Charts and diagrams as code

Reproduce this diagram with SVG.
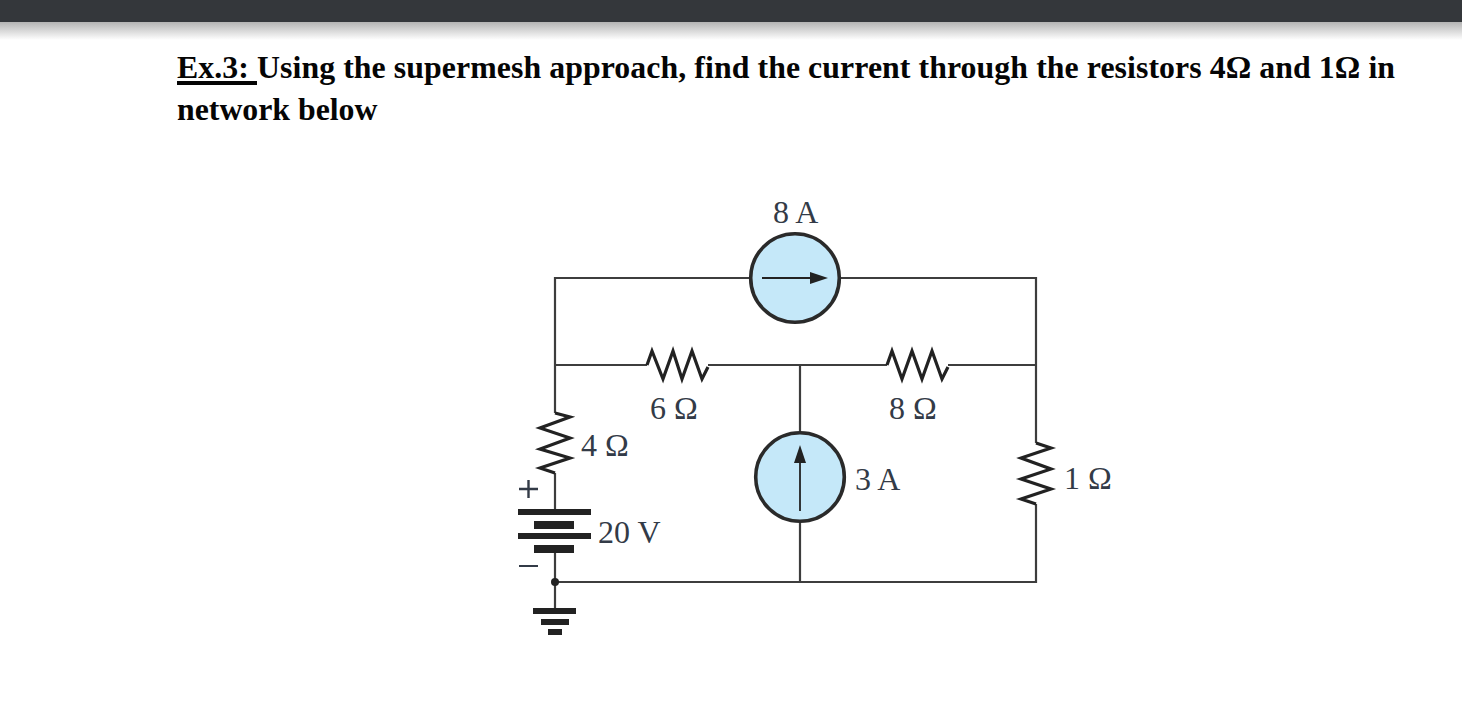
<svg xmlns="http://www.w3.org/2000/svg" width="1462" height="725" viewBox="0 0 1462 725">
<style>
.h{font-family:"Liberation Serif",serif;font-weight:bold;font-size:31.800px;fill:#050505}
.l{font-family:"Liberation Serif",serif;font-size:32px;fill:#333b47}
.w{fill:none;stroke:#3d3d3d;stroke-width:2.2}
.z{fill:none;stroke:#222;stroke-width:3.2;stroke-linejoin:miter}
.s{fill:#c5e8f9;stroke:#2a2a2a;stroke-width:3.600}
.p{fill:#222}
.a{stroke:#222;stroke-width:1.8;fill:none}
</style>
<defs>
<linearGradient id="sh" x1="0" y1="0" x2="0" y2="1"><stop offset="0" stop-color="#b4b4b4"/><stop offset="1" stop-color="#fff"/></linearGradient>
</defs>
<rect width="1462" height="725" fill="#fff"/>
<rect y="22" width="1462" height="18" fill="url(#sh)"/>
<rect width="1462" height="22" fill="#34373b"/>
<g id="title">
<text class="h" x="177" y="78" textLength="1218" lengthAdjust="spacing">Ex.3: Using the supermesh approach, find the current through the resistors 4Ω and 1Ω in</text>
<rect x="177" y="81" width="80" height="4" fill="#050505"/>
<text class="h" x="177" y="120">network below</text>
</g>
<g id="connectors">
<path class="w" d="M750 278H555V413M555 365H647M708 365H887M948 365H1036M840 278H1036V443M800 365V432M800 522V582M555 473V512M555 552V611M555 582H1036V504"/>
</g>
<g id="source-8a"><circle class="s" cx="795" cy="278" r="44.300"/><path class="a" d="M762 278H812"/><path class="p" d="M828 278L810 272V284Z"/><text class="l" x="773" y="223">8 A</text></g>
<g id="source-3a"><circle class="s" cx="800" cy="477" r="44.300"/><path class="a" d="M800 511V460"/><path class="p" d="M800 445L794 463H806Z"/><text class="l" x="855" y="490">3 A</text></g>
<g id="r-6"><path class="z" d="M647 365L652 351L663 379L673 351L682 379L692 351L702 379L708 367"/><text class="l" x="650" y="419">6 Ω</text></g>
<g id="r-8"><path class="z" d="M887 365L892 351L902 379L912 351L922 379L932 351L942 379L948 367"/><text class="l" x="889" y="419">8 Ω</text></g>
<g id="r-4"><path class="z" d="M555 413L570 417L540 428L570 438L540 449L570 458L540 468L555 473"/><text class="l" x="581" y="456">4 Ω</text></g>
<g id="r-1"><path class="z" d="M1036 443L1051 448L1021 458L1051 469L1021 479L1051 489L1021 499L1036 504"/><text class="l" x="1064" y="489">1 Ω</text></g>
<g id="battery">
<rect class="p" x="518" y="509" width="73" height="6"/><rect class="p" x="534" y="521" width="40" height="8"/><rect class="p" x="518" y="533" width="73" height="6"/><rect class="p" x="534" y="545" width="40" height="8"/>
<text class="l" x="598" y="543">20 V</text>
<path d="M519 489H538M528.500 480V498" stroke="#333b47" stroke-width="2.400" fill="none"/>
<path d="M519 566H538" stroke="#333b47" stroke-width="2" fill="none"/>
</g>
<g id="junction"><circle class="p" cx="555" cy="582" r="4"/></g>
<g id="ground"><rect class="p" x="533" y="608" width="43" height="6"/><rect class="p" x="541" y="619" width="28" height="6"/><rect class="p" x="548" y="629" width="14" height="6"/></g>
</svg>
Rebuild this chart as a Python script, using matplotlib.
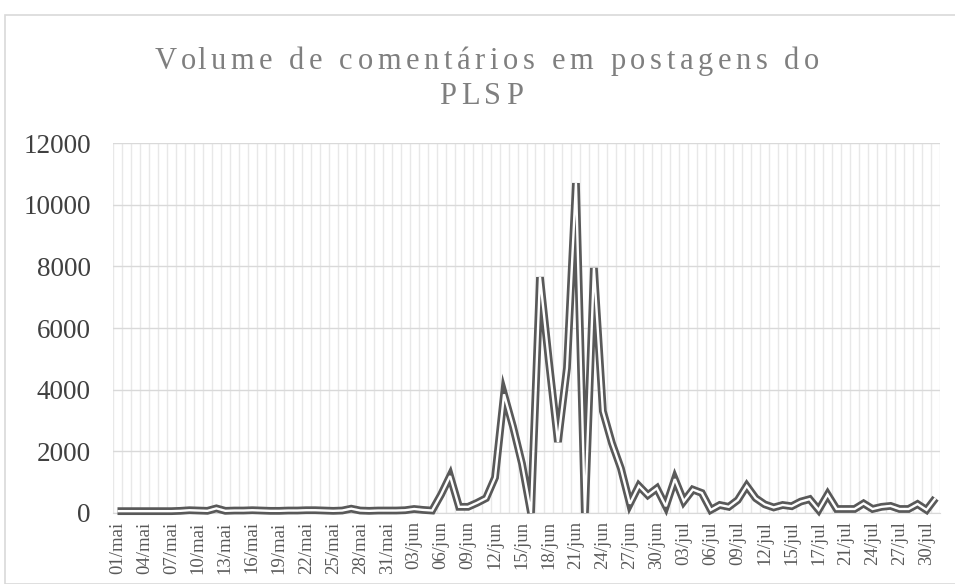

* [Exercise]:
In your copy, leave out the pictures and reproduce the material above exactly.

* [Result of this exercise]:
Reproduce this diagram with SVG.
<svg xmlns="http://www.w3.org/2000/svg" width="1462" height="725" viewBox="0 0 1462 725">
<style>
.h{font-family:"Liberation Serif",serif;font-weight:bold;font-size:31.800px;fill:#050505}
.l{font-family:"Liberation Serif",serif;font-size:32px;fill:#333b47}
.w{fill:none;stroke:#3d3d3d;stroke-width:2.2}
.z{fill:none;stroke:#222;stroke-width:3.2;stroke-linejoin:miter}
.s{fill:#c5e8f9;stroke:#2a2a2a;stroke-width:3.600}
.p{fill:#222}
.a{stroke:#222;stroke-width:1.8;fill:none}
</style>
<defs>
<linearGradient id="sh" x1="0" y1="0" x2="0" y2="1"><stop offset="0" stop-color="#b4b4b4"/><stop offset="1" stop-color="#fff"/></linearGradient>
</defs>
<rect width="1462" height="725" fill="#fff"/>
<rect y="22" width="1462" height="18" fill="url(#sh)"/>
<rect width="1462" height="22" fill="#34373b"/>
<g id="title">
<text class="h" x="177" y="78" textLength="1218" lengthAdjust="spacing">Ex.3: Using the supermesh approach, find the current through the resistors 4Ω and 1Ω in</text>
<rect x="177" y="81" width="80" height="4" fill="#050505"/>
<text class="h" x="177" y="120">network below</text>
</g>
<g id="connectors">
<path class="w" d="M750 278H555V413M555 365H647M708 365H887M948 365H1036M840 278H1036V443M800 365V432M800 522V582M555 473V512M555 552V611M555 582H1036V504"/>
</g>
<g id="source-8a"><circle class="s" cx="795" cy="278" r="44.300"/><path class="a" d="M762 278H812"/><path class="p" d="M828 278L810 272V284Z"/><text class="l" x="773" y="223">8 A</text></g>
<g id="source-3a"><circle class="s" cx="800" cy="477" r="44.300"/><path class="a" d="M800 511V460"/><path class="p" d="M800 445L794 463H806Z"/><text class="l" x="855" y="490">3 A</text></g>
<g id="r-6"><path class="z" d="M647 365L652 351L663 379L673 351L682 379L692 351L702 379L708 367"/><text class="l" x="650" y="419">6 Ω</text></g>
<g id="r-8"><path class="z" d="M887 365L892 351L902 379L912 351L922 379L932 351L942 379L948 367"/><text class="l" x="889" y="419">8 Ω</text></g>
<g id="r-4"><path class="z" d="M555 413L570 417L540 428L570 438L540 449L570 458L540 468L555 473"/><text class="l" x="581" y="456">4 Ω</text></g>
<g id="r-1"><path class="z" d="M1036 443L1051 448L1021 458L1051 469L1021 479L1051 489L1021 499L1036 504"/><text class="l" x="1064" y="489">1 Ω</text></g>
<g id="battery">
<rect class="p" x="518" y="509" width="73" height="6"/><rect class="p" x="534" y="521" width="40" height="8"/><rect class="p" x="518" y="533" width="73" height="6"/><rect class="p" x="534" y="545" width="40" height="8"/>
<text class="l" x="598" y="543">20 V</text>
<path d="M519 489H538M528.500 480V498" stroke="#333b47" stroke-width="2.400" fill="none"/>
<path d="M519 566H538" stroke="#333b47" stroke-width="2" fill="none"/>
</g>
<g id="junction"><circle class="p" cx="555" cy="582" r="4"/></g>
<g id="ground"><rect class="p" x="533" y="608" width="43" height="6"/><rect class="p" x="541" y="619" width="28" height="6"/><rect class="p" x="548" y="629" width="14" height="6"/></g>
</svg>
Rebuild this chart as a Python script, using matplotlib.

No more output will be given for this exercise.